We continued to cruise along at 9,000 feet and the air remained smooth. The closer we came to the point where we would change our course to the north to approach the island of Honshu, the mood became more relaxed. When we passed abeam Mt. Fuji. we knew the Persuader had done her job one more time and we started a gradual descent into Tachikawa.

            While turning the Persuader over to the depot personnel, they informed me that it would be a minimum of six weeks to get a new wing installed. I thanked them, and they gave us a lift to Operations so we could get on the passenger list for another flight to Okinawa. The clerk told me we would be on a flight the day after tomorrow and for us to report at 0730 hours.

            We boarded a C-54 and departed Tachikawa on time. It was a pleasant flight, although we had to make a stop at Itizuki rather than going straight to Naha. It had been a long drawn out experience since we had departed Kadena. Never the less it was a happy group that arrived back at Kadena that afternoon. We had a successful mission, saved our airplane, and it was Christmas Eve.

            The Group stood down for Christmas Day. After having Christmas dinner at the Officers Club, it was quiet around our Quonset hut. I walked up the street to Jim William’s Quonset hut to visit him awhile. While there, Jim told me that his gunners had verified that Bourgy had shot down the lead MIG during the attack. I told him Bourgy would really be bragging when he heard that news. As it was, he was already claiming to be the world’s hottest gunner. We both had a good laugh over that.

            Jim also told me that he was giving up his crew and was being assigned as the Assistant Squadron Operations Officer. When I congratulated him, he said, “That’s not all Mitch, Greensides is also upgrading your crew to lead status and making you an Instructor Pilot. The orders for these changes should be out in two or three days.

            “That’s great!” I exclaimed, “We’ve all received a Christmas gift.”

            My crew flew missions on the 28th  and 30th  of December. Just before Christmas the Group started flying all of its missions each day against the hordes of Chinese soldiers that were trying to surround the Marines in the Chosin Reservoir area. We carried five hundred pound fragmentation bombs armed with proximity fuses. The bombs would explode about 30 feet in the air and scatter the shrapnel into the personnel below. During those raids, over a few weeks, thousands of Chinese were killed and the Marines were able to escape the trap and evacuate to the seacoast. We stood down again on New Year’s Day so we were able to have a big party at the club on New Year’s Eve. Welcome 1951!

            During the next six and a half months, the crew flew forty-three more combat missions. We went through many interesting and some hair raising experiences. In February I was promoted to Captain and most of the airmen received another stripe. The flak remained very ineffective and gave us no problems; however, some aircraft were severely damaged.
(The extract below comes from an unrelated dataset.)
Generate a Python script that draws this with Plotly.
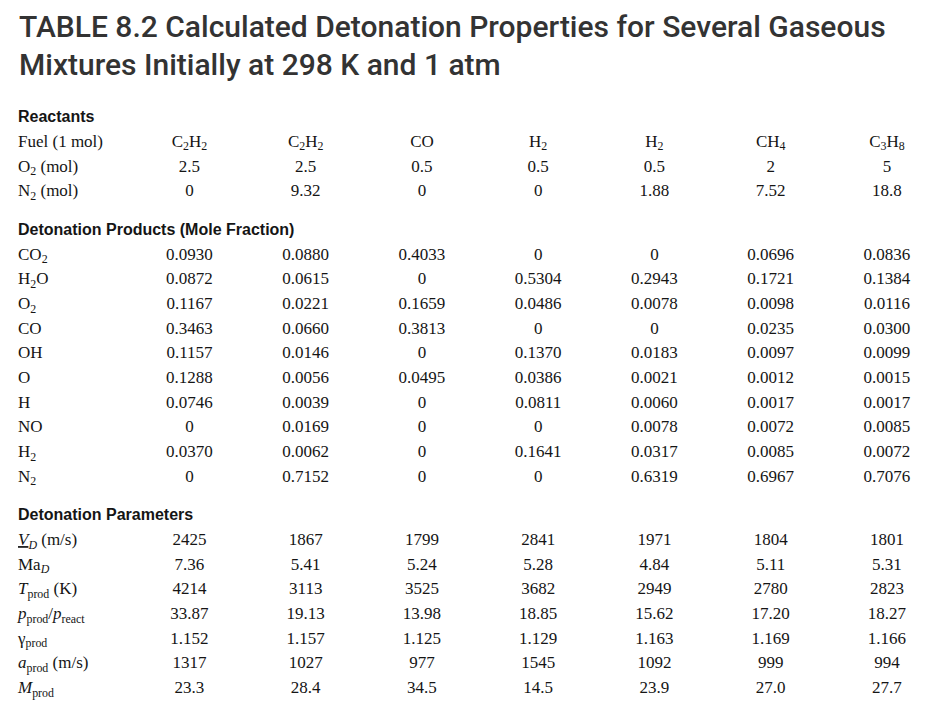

We received the Persuader back from the depot in March. They had gone through her completely, replacing all equipment. She looked and flew like a new aircraft. We were all glad to get her back.

            The MIGs attacked us again on April 12, but we were able to drive them away without receiving any damage. We had running gun battles with the MIGs five more times. At times we were escorted by F-86s and other times not. Our last mission on 18 June we were also attacked by six MIGs, and they were driven away by four F-86s.

            In May, Bourgenon had gone home on an emergency family leave and was replaced by Edward Martinez (Marty). Then shortly afterwards, Tony suffered a heart attack while we were over the target area. Camillo and Steve lifted him out of the seat and lay him on the flight deck. After they had wrapped him in wool blankets to keep him warm, they put him on one hundred percent oxygen. He insisted we take him to Okinawa and not land in South Korea. Deciding to take the gamble, we did as he wished. I put the Persuader on high cruise speed, and we delivered him back to Kadena. He recovered in a short time, but he was permanently grounded. That ended his flying career. For the remainder of his military career he worked in communications.

            A replacement crew from the states relieved us from duty, and we departed for home and a new assignment to the 9th  Bomb Wing at Travis AFB on 20 June.

One of the 28th  Bomb Squadron B-29’s inbound to the target.

The new Captain Mitchell, standing in front of his B-29, “Persuader”, in his new USAF uniform.

The army garb is gone!

Bourgy, having returned from his emergency leave, remained behind to complete his tour, as did the bombardier. Tony though was allowed to come with us.

            I was glad my combat tour was completed and happy to be returning home to my family. As I headed toward the States and an assignment in the Strategic Air Command, I had a chance to reflect on all that had happened.

            I had completed 71 combat missions this tour. Our crew had established an enviable record of mission completions and bombing accuracy in the Group despite the many anxious moments caused by enemy fighters, accurate flak and severe weather. Unfortunately that was not the case for all the crews in the Group. Overall, the Group had lost five aircraft and four crews.

            It had been a long year, but an interesting one.